Когда приближался рассвет, я был готов к испытанию. С облегчением я почувствовал, что хватит сил, чтобы подавить внешние проявления отчаяния. Никто не увидит, что я сломлен. Если церемониал будет хорошо отлажен и надо будет только достойно сыграть свою роль, у меня хватит сил на это. Ни на что больше, но на это хватит.
Под утро я заснул.
Когда послышались шаги и в замке повернулся ключ, я приступил к исполнению роли, отрепетированной мысленно за ночь. Я стал у стены и начал напевать вполголоса песенку, которую мы когда-то пели в Латинском квартале. Теперь и до самого конца сосредоточиться на песенке, не сбиться с нее. Мама рядом.
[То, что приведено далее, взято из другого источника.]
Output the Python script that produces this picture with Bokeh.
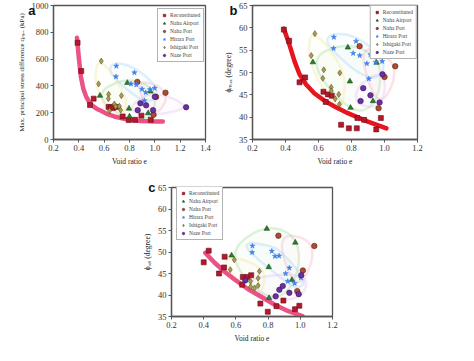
import numpy as np
from bokeh.plotting import figure
from bokeh.models import Spacer, FixedTicker, Legend, LegendItem, LinearAxis
from bokeh.layouts import column, row
from bokeh.embed import file_html
from bokeh.resources import INLINE

# ---------------- data ----------------
groups = ["Reconstituted", "Naha Airport", "Naha Port", "Hirara Port", "Ishigaki Port", "Naze Port"]

# panel a : q_max (kPa)
rec_a_e = [0.39, 0.419, 0.488, 0.517, 0.635, 0.654, 0.672, 0.693, 0.746, 0.794, 0.844, 0.894, 0.968]
rec_a_v = [722, 511, 258, 305, 243, 243, 236, 243, 172, 145, 147, 178, 147]
nair_a_e = [0.567, 0.783, 0.796, 0.800, 0.947, 0.965]
nair_a_v = [327, 423, 231, 172, 197, 359]
nport_a_e = [0.862, 0.99, 1.01, 1.084]
nport_a_v = [430, 184, 318, 349]
hir_a_e = [0.696, 0.693, 0.839, 0.812, 0.854, 0.899, 0.928, 0.962, 0.999, 0.918]
hir_a_v = [548, 469, 499, 415, 408, 376, 351, 373, 383, 290]
ish_a_e = [0.577, 0.556, 0.635, 0.633, 0.736, 0.68, 0.691, 0.72, 0.73, 0.643]
ish_a_v = [585, 415, 337, 305, 327, 265, 246, 248, 219, 214]
naze_a_e = [0.886, 0.931, 0.865, 0.986, 1.0, 1.247]
naze_a_v = [270, 255, 219, 219, 319, 241]
curve_a_e = [0.385, 0.40, 0.416, 0.435, 0.456, 0.48, 0.509, 0.54, 0.575, 0.62, 0.68, 0.74, 0.786, 0.84, 0.891, 0.95, 1.00, 1.063]
curve_a_v = [760, 610, 470, 380, 324, 282, 251, 230, 214, 192, 172, 158, 148, 142, 138, 136, 135, 135]

# panel b : phi_max (degree)
rec_b_e = [0.39, 0.422, 0.485, 0.519, 0.63, 0.644, 0.657, 0.68, 0.737, 0.784, 0.832, 0.836, 0.877, 0.95, 0.978]
rec_b_v = [59.6, 57.1, 47.8, 48.9, 45.7, 43.4, 45.1, 44.8, 38.3, 37.5, 37.5, 39.8, 39.4, 37.25, 39.8]
nair_b_e = [0.566, 0.778, 0.79, 0.794, 0.93, 0.952]
nair_b_v = [52.3, 55.6, 48.0, 42.1, 43.6, 52.2]
nport_b_e = [0.849, 0.964, 1.0, 1.065]
nport_b_v = [55.9, 42.0, 49.0, 51.4]
hir_b_e = [0.693, 0.691, 0.828, 0.81, 0.85, 0.915, 0.893, 0.947, 0.986, 0.905]
hir_b_v = [57.9, 55.4, 57.0, 54.3, 53.8, 54.0, 52.0, 52.3, 52.5, 48.6]
ish_b_e = [0.578, 0.556, 0.632, 0.626, 0.729, 0.677, 0.677, 0.701, 0.723, 0.727]
ish_b_v = [58.7, 53.8, 50.6, 48.7, 49.9, 46.7, 45.9, 44.1, 45.1, 42.9]
naze_b_e = [0.871, 0.915, 0.855, 0.97, 0.988]
naze_b_v = [46.5, 44.9, 43.6, 43.3, 49.6]
curve_b_e = [0.39, 0.424, 0.455, 0.485, 0.525, 0.576, 0.636, 0.697, 0.778, 0.879, 1.012]
curve_b_v = [59.8, 56.2, 52.5, 49.6, 47.3, 45.3, 43.7, 42.4, 40.9, 39.3, 37.5]

# panel c : phi_res (degree)
rec_c_e = [0.4, 0.431, 0.495, 0.526, 0.53, 0.639, 0.643, 0.67, 0.695, 0.752, 0.798, 0.852, 0.895, 0.967, 0.994]
rec_c_v = [47.6, 50.3, 45.0, 46.4, 48.9, 42.4, 44.2, 44.2, 44.6, 38.0, 36.1, 37.4, 38.7, 36.7, 37.5]
nair_c_e = [0.573, 0.792, 0.804, 0.806, 0.948, 0.969]
nair_c_v = [49.2, 55.4, 46.5, 39.3, 43.5, 52.2]
nport_c_e = [0.864, 0.981, 1.016, 1.087]
nport_c_v = [53.8, 40.9, 45.7, 51.4]
hir_c_e = [0.703, 0.701, 0.823, 0.843, 0.868, 0.932, 0.909, 0.922, 0.965, 1.004]
hir_c_v = [51.4, 49.9, 50.2, 49.0, 49.1, 46.3, 45.0, 43.2, 42.7, 44.0]
ish_c_e = [0.59, 0.565, 0.746, 0.738, 0.738, 0.691, 0.691, 0.716]
ish_c_v = [48.2, 45.9, 45.5, 43.9, 42.2, 43.2, 41.9, 41.6]
naze_c_e = [0.658, 0.847, 0.87, 0.891, 0.932, 0.99, 1.006]
naze_c_v = [43.4, 39.7, 41.2, 42.1, 40.5, 40.2, 44.6]
curve_c_e = [0.41, 0.468, 0.53, 0.592, 0.674, 0.757, 0.839, 0.922, 1.014]
curve_c_v = [49.8, 47.5, 45.4, 43.6, 41.4, 39.6, 37.8, 36.3, 35.1]

x_ticks_a = [0.2, 0.4, 0.6, 0.8, 1.0, 1.2, 1.4]
x_labels_a = ["0.2", "0.4", "0.6", "0.8", "1.0", "1.2", "1.4"]
y_ticks_a = [0, 200, 400, 600, 800, 1000]
x_ticks_bc = [0.2, 0.4, 0.6, 0.8, 1.0, 1.2]
x_labels_bc = ["0.2", "0.4", "0.6", "0.8", "1.0", "1.2"]
y_ticks_bc = [35, 40, 45, 50, 55, 60, 65]

# ---------------- styles ----------------
SERIF = "Liberation Serif"
mk = {
    "Reconstituted": dict(marker="square", fill_color="#b3182c", line_color="#6e0c18", size=5),
    "Naha Airport": dict(marker="triangle", fill_color="#2a7d2a", line_color="#1a501a", size=5.5),
    "Naha Port": dict(marker="circle", fill_color="#b04a30", line_color="#55200f", size=5.5),
    "Hirara Port": dict(marker="star", fill_color="#3d80e8", line_color="#3d80e8", size=5.5),
    "Ishigaki Port": dict(marker="diamond", fill_color="#ad9d50", line_color="#5a5020", size=6),
    "Naze Port": dict(marker="circle", fill_color="#6c2fa2", line_color="#3a1060", size=5.5),
}
hull_col = {
    "Naha Airport": "#a8e0a8",
    "Naha Port": "#f6bcc8",
    "Hirara Port": "#b0d8f4",
    "Ishigaki Port": "#f2e8a4",
    "Naze Port": "#e6c8f0",
}


def hull_outline(xs, ys, xr, yr, pad=0.045):
    px = (np.asarray(xs) - xr[0]) / (xr[1] - xr[0])
    py = (np.asarray(ys) - yr[0]) / (yr[1] - yr[0])
    pts = sorted(set(zip(px.tolist(), py.tolist())))
    if len(pts) < 3:
        return None

    def cross(o, a, b):
        return (a[0] - o[0]) * (b[1] - o[1]) - (a[1] - o[1]) * (b[0] - o[0])
    lower, upper = [], []
    for p_ in pts:
        while len(lower) >= 2 and cross(lower[-2], lower[-1], p_) <= 0:
            lower.pop()
        lower.append(p_)
    for p_ in reversed(pts):
        while len(upper) >= 2 and cross(upper[-2], upper[-1], p_) <= 0:
            upper.pop()
        upper.append(p_)
    h = np.array(lower[:-1] + upper[:-1])
    c = h.mean(axis=0)
    out = []
    for v in h:
        d = v - c
        n = np.hypot(*d) + 1e-9
        out.append(v + d / n * pad)
    poly = np.array(out)
    for _ in range(4):
        new = []
        m = len(poly)
        for i in range(m):
            a, b = poly[i], poly[(i + 1) % m]
            new.append(0.75 * a + 0.25 * b)
            new.append(0.25 * a + 0.75 * b)
        poly = np.array(new)
    poly = np.vstack([poly, poly[:1]])
    return (poly[:, 0] * (xr[1] - xr[0]) + xr[0], poly[:, 1] * (yr[1] - yr[0]) + yr[0])


def make_panel(width, height, bl, br, bt, bb, xr, yr, xticks, xlabels, yticks, ylabel, ylabel_size="7.5px"):
    p = figure(width=width, height=height, x_range=xr, y_range=yr,
               output_backend="svg", toolbar_location=None,
               min_border_left=bl, min_border_right=br, min_border_top=bt, min_border_bottom=bb)
    p.xgrid.visible = False
    p.ygrid.visible = False
    p.outline_line_color = "#555555"
    p.outline_line_width = 1.3
    p.xaxis.ticker = FixedTicker(ticks=xticks)
    p.xaxis.major_label_overrides = {t: l for t, l in zip(xticks, xlabels)}
    p.yaxis.ticker = FixedTicker(ticks=yticks)
    p.xaxis.axis_label = "Void ratio e"
    p.yaxis.axis_label = ylabel
    for ax in p.axis:
        ax.axis_line_color = "#555555"
        ax.axis_line_width = 1.3
        ax.major_tick_line_color = "#555555"
        ax.major_tick_out = 3
        ax.major_tick_in = 0
        ax.minor_tick_out = 0
        ax.minor_tick_in = 0
        ax.major_label_text_font = SERIF
        ax.major_label_text_font_size = "8.5px"
        ax.major_label_text_color = "#333333"
        ax.major_label_standoff = 2
        ax.axis_label_text_font = SERIF
        ax.axis_label_text_font_size = "7.5px"
        ax.axis_label_text_font_style = "normal"
        ax.axis_label_text_color = "#222222"
        ax.axis_label_standoff = 3
    p.yaxis.axis_label_text_font_size = ylabel_size
    return p


def fill_panel(p, data, curve, curve_color, curve_alpha, xr, yr):
    for g in groups[1:]:
        e, v = data[g]
        h = hull_outline(e, v, xr, yr)
        if h is not None:
            p.patch(h[0], h[1], fill_color=hull_col[g], fill_alpha=0.05,
                    line_color=hull_col[g], line_alpha=0.4, line_width=2.5)
    p.line(curve[0], curve[1], line_color=curve_color, line_width=4.5,
           line_alpha=curve_alpha, line_cap="round", line_join="round")
    items = []
    for g in groups:
        e, v = data[g]
        r = p.scatter(e, v, line_width=0.6, **mk[g])
        items.append(LegendItem(label=g, renderers=[r]))
    return items


def series_legend(items, loc, margin=0):
    return Legend(items=items, location=loc, label_text_font=SERIF, label_text_font_size="5.5px",
                  label_height=6, glyph_height=6, glyph_width=6, label_standoff=3, spacing=2,
                  padding=3, margin=margin, border_line_color="#666666", border_line_width=1,
                  background_fill_alpha=1.0)


def letter_axis(p, letter, top_value, standoff):
    ax = LinearAxis(ticker=FixedTicker(ticks=[top_value]),
                    major_label_overrides={top_value: letter},
                    axis_line_color=None, major_tick_line_color=None,
                    minor_tick_line_color=None, major_tick_out=0, major_tick_in=0,
                    major_label_text_font="Liberation Sans", major_label_text_font_size="13px",
                    major_label_text_font_style="bold", major_label_text_color="#111111",
                    major_label_standoff=standoff)
    p.add_layout(ax, "left")


# ---------------- panel a ----------------
xr_a, yr_a = (0.2, 1.4), (0, 1000)
pa = make_panel(218, 168, 53, 13, 5, 27, xr_a, yr_a, x_ticks_a, x_labels_a, y_ticks_a,
                "Max. principal stress difference qₘₐₓ (kPa)", ylabel_size="7px")
data_a = {
    "Reconstituted": (rec_a_e, rec_a_v), "Naha Airport": (nair_a_e, nair_a_v),
    "Naha Port": (nport_a_e, nport_a_v), "Hirara Port": (hir_a_e, hir_a_v),
    "Ishigaki Port": (ish_a_e, ish_a_v), "Naze Port": (naze_a_e, naze_a_v),
}
it_a = fill_panel(pa, data_a, (curve_a_e, curve_a_v), "#ea3f78", 0.9, xr_a, yr_a)
pa.add_layout(series_legend(it_a, (104, 77)))
letter_axis(pa, "a", yr_a[1], -21)

# ---------------- panel b ----------------
xr_b, yr_b = (0.2, 1.2), (35, 65)
pb = make_panel(240, 168, 34, 41, 3, 27, xr_b, yr_b, x_ticks_bc, x_labels_bc, y_ticks_bc,
                "ϕₘₐₓ (degree)")
data_b = {
    "Reconstituted": (rec_b_e, rec_b_v), "Naha Airport": (nair_b_e, nair_b_v),
    "Naha Port": (nport_b_e, nport_b_v), "Hirara Port": (hir_b_e, hir_b_v),
    "Ishigaki Port": (ish_b_e, ish_b_v), "Naze Port": (naze_b_e, naze_b_v),
}
it_b = fill_panel(pb, data_b, (curve_b_e, curve_b_v), "#e8141e", 1.0, xr_b, yr_b)
pb.add_layout(series_legend(it_b, "top_right"))
letter_axis(pb, "b", yr_b[1], -17)

# ---------------- panel c ----------------
xr_c, yr_c = (0.2, 1.2), (35, 65)
pc = make_panel(220, 177, 39, 20, 19, 26, xr_c, yr_c, x_ticks_bc, x_labels_bc, y_ticks_bc,
                "ϕᵣₑₛ (degree)")
data_c = {
    "Reconstituted": (rec_c_e, rec_c_v), "Naha Airport": (nair_c_e, nair_c_v),
    "Naha Port": (nport_c_e, nport_c_v), "Hirara Port": (hir_c_e, hir_c_v),
    "Ishigaki Port": (ish_c_e, ish_c_v), "Naze Port": (naze_c_e, naze_c_v),
}
it_c = fill_panel(pc, data_c, (curve_c_e, curve_c_v), "#ea3f78", 0.9, xr_c, yr_c)
pc.add_layout(series_legend(it_c, (5, 76)))
letter_axis(pc, "c", yr_c[1], -16)

layout = column(row(pa, pb), row(Spacer(width=132, height=177), pc))

open("out.html", "w").write(file_html(layout, INLINE))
Глупая песенка, но ничего другого у меня не было.
Не знаю, сыграл бы я свою роль до конца, но думаю, что принятое тогда решение было правильным. В дальнейшем я не раз видел, как навязанная самому себе роль облегчает встречу со смертью. Вспоминаю, например, поляка, который был повешен в Штуттгофе. Он бодро поднялся на виселицу и с веревкой на шее, приподняв театральным жестом «мюцу», громко сказал, обращаясь ко всем: «До видзения, панове!» Он избежал «черной дыры».
Во всяком случае, глупая песенка, которую я пел в бункере, облегчила начало экзамена по анатомии, который мне пришлось сдавать тут же, не выходя из бункера. Экзамен с револьвером.
Когда открылась дверь, в бункер вошел худощавый офицер и уставился на меня. Я продолжал напевать французскую песенку.
— Ты врач? — спросил он, помедлив.
Я кивнул.
Он расстегнул кобуру и вынул револьвер. Приставил его к моей груди.
— Через какие органы пройдет пуля, если я выстрелю?
Я ответил по-французски, потом перечислил органы по-латыни.
— А теперь? — продолжал офицер, приставляя дуло револьвера к животу. Потом к виску.
Я отвечал спокойно. «Черной дыры» не было. Мама с интересом следила за моими ответами.
Офицер махнул рукой. Меня увели.
Не знаю, поймут меня те, кто не проходил через подобные испытания, или нет, но когда я выходил из бункера, я был счастлив. Как это ни странно — счастлив. Отчаяние вдруг сменила радость — казнь отложена — и гордость — экзамен выдержан. И не только по анатомии.
Во мне на миг проснулся студент из Латинского квартала. Иронический, веселый, уверенный в своей счастливой звезде. Смерть? А ну ее к лешему! «Ну как, выкусила, старая?» — подумал я, сдержав улыбку.
В «бекляйдунг»[27], куда меня повели, было темно, и я наткнулся на гору лохмотьев. Привыкнув к темноте, я увидел старые шкафы, разбитое зеркало и две женские фигуры в полосатых робах. Я вежливо поклонился:
— Bonjour, mesdemoiselles.
— Одеть его, — рявкнул толстый эсэсовец за моей спиной и вышел.
— Мой рост 172, — сказал я. И добавил: — Люблю, чтобы куртка была свободной и с открытым воротником.
Женщины уставились на меня. Одна из них понимала по-французски. Она вышла и — о чудо! — принесла новенький, выглаженный полосатый арестантский костюм. И даже сменила куртку на более свободную.
Потом к костюму пришили мишени. Одну мишень сзади, на спине, две — на штанах, на бедрах, одну — спереди слева, на месте сердца. Я посмотрел в зеркало, попросил пришить мишень чуть выше, как носят ордена. Женщины с удивлением смотрели на меня.
Наконец пришили винкель[28] — красный, «шпиц до гуры», что значит «политический, неисправимый», и рядом с винкелем номер 23191.
В завершение меня постригли под машинку и пробрили посередине черепа полоску — «лойзенштрассе» — «дорожку для вшей».
— Merci, mesdemoiselles, — поблагодарил я, улыбнувшись.
— Raus! Вон! — заорал эсэсовец, появившийся в дверях.
Меня отвели в самый конец лагеря, в ревир, и заперли в небольшой комнате. Посередине комнаты стоял стол, по стенам — двухъярусные койки, чистые, с одеялами, каких мы не знали в Гаммерштейне. Под потолком было небольшое окошко с занавеской, заделанное решеткой. Еще не понимая, что это означает, я сел на одну из коек и просидел в одиночестве весь день.
Под вечер пришли польские врачи-арестанты. Как я потом узнал, офицеры бывшей польской армии. Они молча стали разглядывать меня. На красном винкеле у меня была буква R, что означает «русский».